Andy Goldsworthy: Coppice Room 2012

“The crop of trees at Bonnington both provoked and provided the materials for another work. I wanted to make a building connected to the wood in the same way that Stone House connects to the bedrock. Each building is occupied by stone or wood, and people who enter have to negotiate the bedrock and tree. I had noticed a derelict building besides the toilets in the corner of the courtyard behind the Silver Streak Cafe. Within its shell was a wooden hut inside which a dish washer had been installed. It was an ignored and undervalued location. The hidden, yet very public location made it a perfect site for a work that relies for its success at least partly on the experience of encountering the unexpected. I rebuilt the building and placed trunks floor to ceiling within it inside so that, as you go in, you feel as though you are entering not just a dense wood but the tree itself.”

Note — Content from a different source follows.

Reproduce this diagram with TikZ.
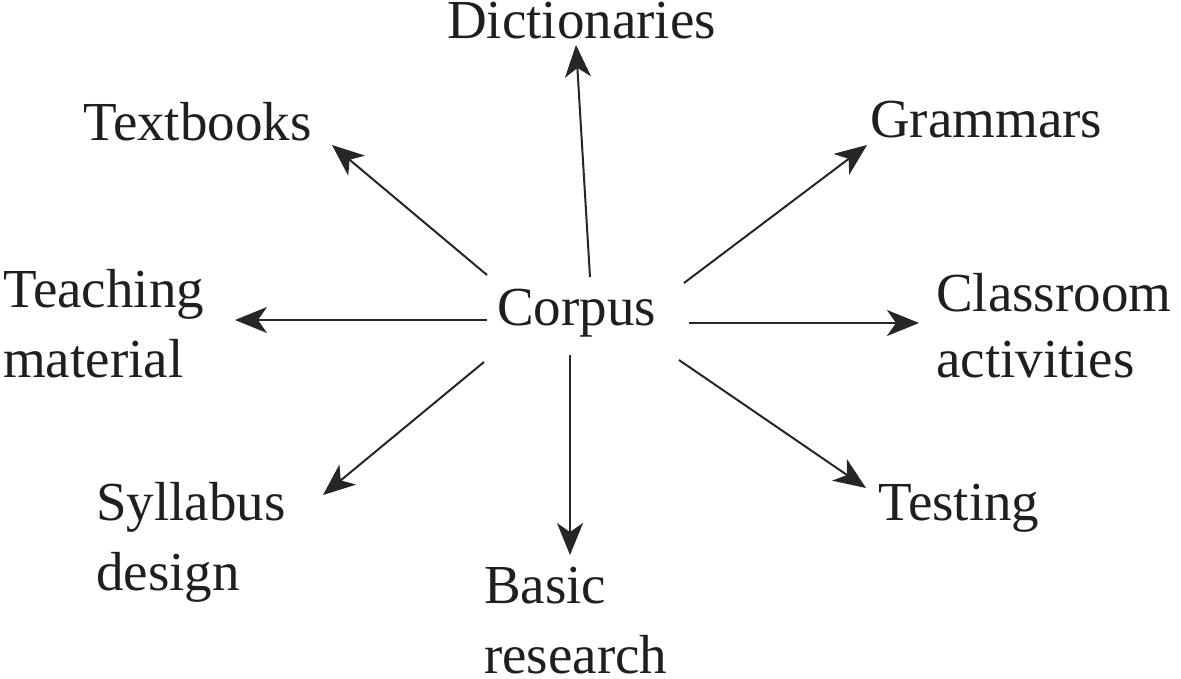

Andy Goldsworthy is a British sculptor, photographer and environmentalist. He was born in 1956. He was brought up on the Harrogate side of Leeds in the green belt. Here he took on work as a farm labourer as a schoolboy and said that the repetitive nature of the work informed his future art. He studied Fine Art at Bradford College of Art from 1974 to 1975 and then at Preston Polytechnic from 1975 to 1978. He now lives in Dumfriesshire and travels the world undertaking commissions and creating works.

Andy Goldsworthy produces site-specific sculpture and land art set in natural and rural settings. His art involves natural and found objects to create temporary and permanent sculptures that reflect the character of their environment. He is well known for his ephemeral pieces which are made from natural materials such as snow, ice, wood, flowers, leaves, sand, mud and twigs.